Sokağa çıkma yasağı sonrası Diyarbakır sokakları kalabalıktı
Hafta sonu uygulanan sokağa çıkma yasağının ardından bugün Diyarbakır'da sokaklar hareketliydi. Çalışmak zorunda olan vatandaşlar, kalabalık nedeniyle endişeli.
Fotoğraf: Fırat Topal/Evrensel
Fırat TOPAL
Diyarbakır
Yeni tip koranavirüs (Kovid-19) salgını tebdirleri kapsamında geçen cuma günü ilan edilen 48 saatlik sokağın çıkma yasağının ardından Diyarbakır’da sokaklar hareketlendi. Çalışmak zorunda olanlar ise kalabalığa karşı endişelerini dile getirdi.
KALABALIK SALGINA DAVETİYE ÇIKARIYOR
Sokağa çıkınca insanların parkları, meydanları doldurduğunu görüyoruz. Gencinden yaşlısına kalabalığa baktığınızda sanki salgın yokmuş ya da varmış da bitmiş sanırsınız. Kimisi alışverişe çıkmış, kimisi uzun banka kuyruklarında kimisi parkta akşam olmasını bekliyor.
Dağkapı Meydanı’nda içeri Sur’a ilerliyorum. Gazi Caddesi'ne girdiğimde iğne atsan yere düşmez tabiri caizse. Maske kullananlar kadar kullanmayanlar da var, fiziksel mesafe kuralı yok.
Sur’a araç girişleri yasaklanmıştı geçtiğimiz günlerde. Vatandaşlar ise ateşleri ölçülerek Sur’a alınıyor. Bu manzara, bu kalabalık yine de fazlasıyla salgına davetiye çıkarıyor. Alınan önlemlerin yetersizliğini de ortaya koyuyor.

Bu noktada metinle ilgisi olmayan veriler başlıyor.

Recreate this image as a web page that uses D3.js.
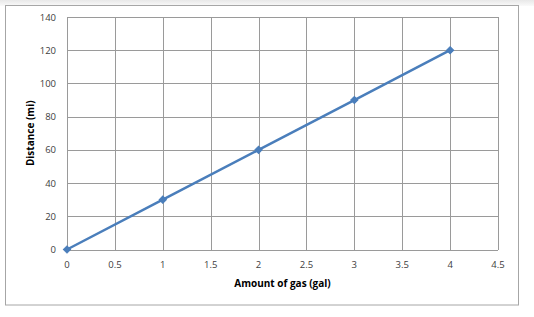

Sadece ateş ölçerek salgının üstesinden gelinemeyeceği noktasında hepimiz hemfikirken üstelik…
Sokakta işçisi, esnafından çok hava almaya çıkanlar var. Sur ilçesi, şehrin tarihi mekânlarına ev sahipliği yaptığı için insanlar buralarda daha çok zaman geçiriyor.
Bu insanların dışarıdan Sur’a, Sur’dan dışarıya hastalığı taşıması çok kolay görünüyor.
"ÇALIŞANLAR HASTALANMIYOR MU"
Esnaflardan Ali Kanat (34) ile sohbet ediyoruz. İşe gelmek zorunda olduğunu belirterek kalabalığın kendisini fazlasıyla endişelendirdiğini söylüyor.
Kanat, “ Mecburum ben çalışmaya belki bir iki parça satarım, eve ekmek götürürüm. Dükkânın kirasını ödemek zorundayım. Müşterilerden uzak duruyorum, dikkat ediyorum ama ne kadar? Dükkânın kirası, evin masrafı olmasa bir dakika durmam burada, korona bitene kadar evimde kalırım. Şimdi işe gelmesem, kirayı ödeyemezsem, evime çocuklarıma nasıl bakacağım? Tehlikeli, biliyoruz. Çalışmak zorundayız, ne yapalım” diyor.
Çekçek arabasıyla yük taşıyarak geçimini sağlayan Mehmet ise, "Korkuyoruz ama mecburum. Yük götürmesem para yok, ne yiyeceğiz? Bu gün çok kalabalık, dışarıda işi olan da olmayan da var. Bunun önlemini alsınlar ama bizi de düşünsünler. Çalışanlar hastalanmıyor mu“ diye sordu.
"BİZ ZATEN KORUNAMAYIZ Kİ"
Ardından parkta oturan Cahit Yılmaz sohbet ediyorum. Neden dışarı çıktığını söylüyorum kendisine. Yılmaz, "Canımız sıkıldı evde, çıkıp bir hava alalım dedik. Kalabalığa girmiyoruz” diyor.
Arkadaşı Emin, araya giriyor. "İki gün boyunca evdeydik. Yapacak bir şeyimiz de yok. Sokaktaki herkesin işi yok ki. Herkes gezmeye çıkmış. Hem biz genciz, bize bir şey olmaz” diyor.
Tekrar Cahit Yılmaz konuşmaya dahil oluyor: "Haklısınız ama ona bakarsan evimiz de kalabalık. 8 kişiyiz 2 oda var, yine tehlikeli aslında. Mecbur sokağa çıktık. Biz zaten korunamayız ki, bari temiz hava alalım. Ne yapsak boş.”